Gli articoli citati sono interessanti per diversi motivi. Entrambi ci dicono che l’ubriacatura obamiana è finita, anche se a sinistra i fumi dell’alcool tendono ancora a ristagnare. Entrambi ci consegnano un quadro dominato dalla massima incertezza su tutti fronti. Al di là delle differenze politiche dei due autori, Romano si concentra sui nodi strategici irrisolti della politica imperiale di Washington, mentre d’Eramo tende a metterli sullo stesso piano delle questioni interne e delle scelte di politica economica.
Ma l’aspetto più interessante è che per due vie così diverse sia Romano che d’Eramo vanno a parare sull’aspetto ideologico, su che cosa sarà (e su come si presenterà) l’America del XXI secolo. Romano vede un’America ancora incerta tra la visione del mondo dei neocons e quella obamiana, ed i risultati delle elezioni in New Jersey ed in Virginia – che proprio il 4 novembre scorso hanno visto il successo dei candidati repubblicani – sembrano essere il segno di una partita tutt’altro che chiusa. D’Eramo insiste invece sull’aspirazione sincera (sic!) ad un «impero del bene» e tanto gli basta.

Ma gli «imperi del bene» sono quelli che vincono. Quello americano si concepì come rivale dell’«impero del male» sovietico (questa fu la definizione del periodo reaganiano) durante la guerra fredda. Poi con George W. Bush arrivò la guerra di civiltà. La sua politica incontrò troppe sconfitte e dal cilindro spuntò Obama, il presidente nero.
L’idea di un «impero buono» non è certo migliore, né meno ideologica, di quella di un impero semplicemente forte. Sicuramente questa idea sosterrà i nuovi impegni militari, dall’escalation in Afghanistan, al Pakistan, all’Iran. Solo se sarà vincente su quei fronti così centrali nella geopolitica americana l’obamismo potrà stabilizzarsi. In caso contrario riemergeranno in qualche modo le tendenze incarnate fino ad un anno fa dai neocons.

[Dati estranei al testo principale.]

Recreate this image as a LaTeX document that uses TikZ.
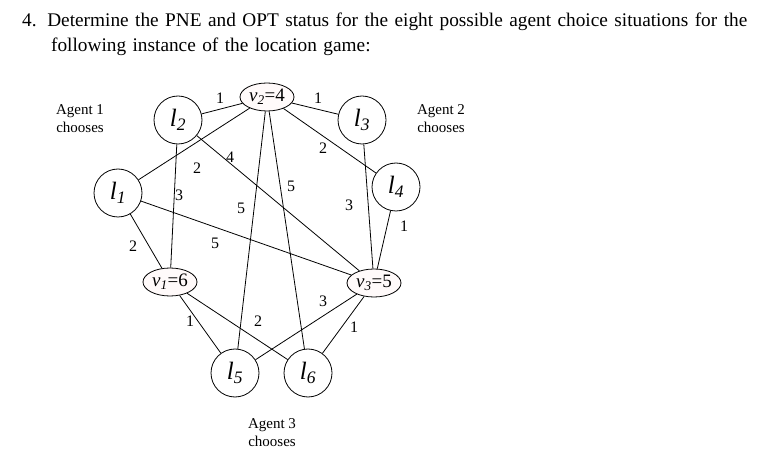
\documentclass[tikz,border=0pt]{standalone}
\usepackage{fontspec}
\setmainfont{Liberation Serif}
\usetikzlibrary{shapes.geometric}
\newcommand{\lv}[2]{\textit{#1}\textsubscript{\textit{#2}}}
\begin{document}
\begin{tikzpicture}[
   x=1pt,y=-1pt,
   loc/.style={draw,thick,circle,minimum size=48pt,inner sep=0pt,font=\fontsize{25}{25}\selectfont},
   vtx/.style={draw,thick,ellipse,fill=red!2,minimum width=54pt,minimum height=28pt,inner sep=0pt,font=\fontsize{19}{19}\selectfont},
   lbl/.style={font=\fontsize{16}{16}\selectfont,inner sep=0pt},
   agent/.style={align=center,font=\fontsize{15}{18}\selectfont},
   link/.style={thick}]
\useasboundingbox (0,0) rectangle (782,462);
\node[anchor=west,font=\fontsize{19.3}{25}\selectfont,text width=770pt,align=left,inner sep=0pt] (title) at (22,34)
  {4.\hspace{0.55em}Determine the PNE and OPT status for the eight possible agent choice situations for the\\
   \hspace{1.5em}following instance of the location game:};
\node[loc] (l2) at (178,120) {\lv{l}{2}};
\node[loc] (l3) at (362,120) {\lv{l}{3}};
\node[loc] (l1) at (118,193) {\lv{l}{1}};
\node[loc] (l4) at (396,187) {\lv{l}{4}};
\node[loc] (l5) at (235,373) {\lv{l}{5}};
\node[loc] (l6) at (308,373) {\lv{l}{6}};
\node[vtx] (v2) at (267,97) {\lv{v}{2}=4};
\node[vtx] (v1) at (170,282) {\lv{v}{1}=6};
\node[vtx] (v3) at (374,283) {\lv{v}{3}=5};
\draw[link] (l2) -- (v2);
\draw[link] (v2) -- (l3);
\draw[link] (v2) -- (l1);
\draw[link] (l2) -- (v3);
\draw[link] (v2) -- (l4);
\draw[link] (v2) -- (l5);
\draw[link] (v2) -- (l6);
\draw[link] (l2) -- (v1);
\draw[link] (l3) -- (v3);
\draw[link] (l4) -- (v3);
\draw[link] (l1) -- (v1);
\draw[link] (l1) -- (v3);
\draw[link] (v1) -- (l5);
\draw[link] (v1) -- (l6);
\draw[link] (v3) -- (l5);
\draw[link] (v3) -- (l6);
% weights
\node[lbl] (w1) at (220,98) {1};
\node[lbl] (w2) at (318,98) {1};
\node[lbl] (w3) at (197,168) {2};
\node[lbl] (w4) at (230,157) {4};
\node[lbl] (w5) at (323,148) {2};
\node[lbl] (w6) at (179,195) {3};
\node[lbl] (w7) at (241,208) {5};
\node[lbl] (w8) at (291,186) {5};
\node[lbl] (w9) at (349,205) {3};
\node[lbl] (w10) at (404,226) {1};
\node[lbl] (w11) at (133,246) {2};
\node[lbl] (w12) at (215,243) {5};
\node[lbl] (w13) at (190,321) {1};
\node[lbl] (w14) at (258,321) {2};
\node[lbl] (w15) at (323,301) {3};
\node[lbl] (w16) at (354,327) {1};
\node[agent] (a1) at (80,119) {Agent 1\\chooses};
\node[agent] (a2) at (441,119) {Agent 2\\chooses};
\node[agent] (a3) at (272,433) {Agent 3\\chooses};
\end{tikzpicture}
\end{document}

L’unica cosa certa è che gli USA non rinunceranno in nessun caso alla loro condizione di dominanti. Per non perderla sono disposti a tutto: dalle verniciature “buoniste” alla legalizzazione della tortura, dalle panzane pacifiste all’uso dell’atomica, dalla propaganda sui diritti umani alle esecuzioni mirate, dagli accordi temporanei alla preparazione di un nuovo conflitto mondiale.
La politica di Obama può essere letta correttamente solo in questo contesto. I popoli di buona parte del mondo lo sanno già senza bisogno di analisi troppo sottili, mentre l’opinione pubblica occidentale appare ancora narcotizzata dai media e dal consumismo.

Ma il tempo non passa invano, ed a volte è davvero galantuomo. Ed è ragionevole pensare che i conti della politica obamiana risulteranno assai più chiari nei prossimi mesi, senza dover aspettare il secondo anniversario del 4 novembre 2010.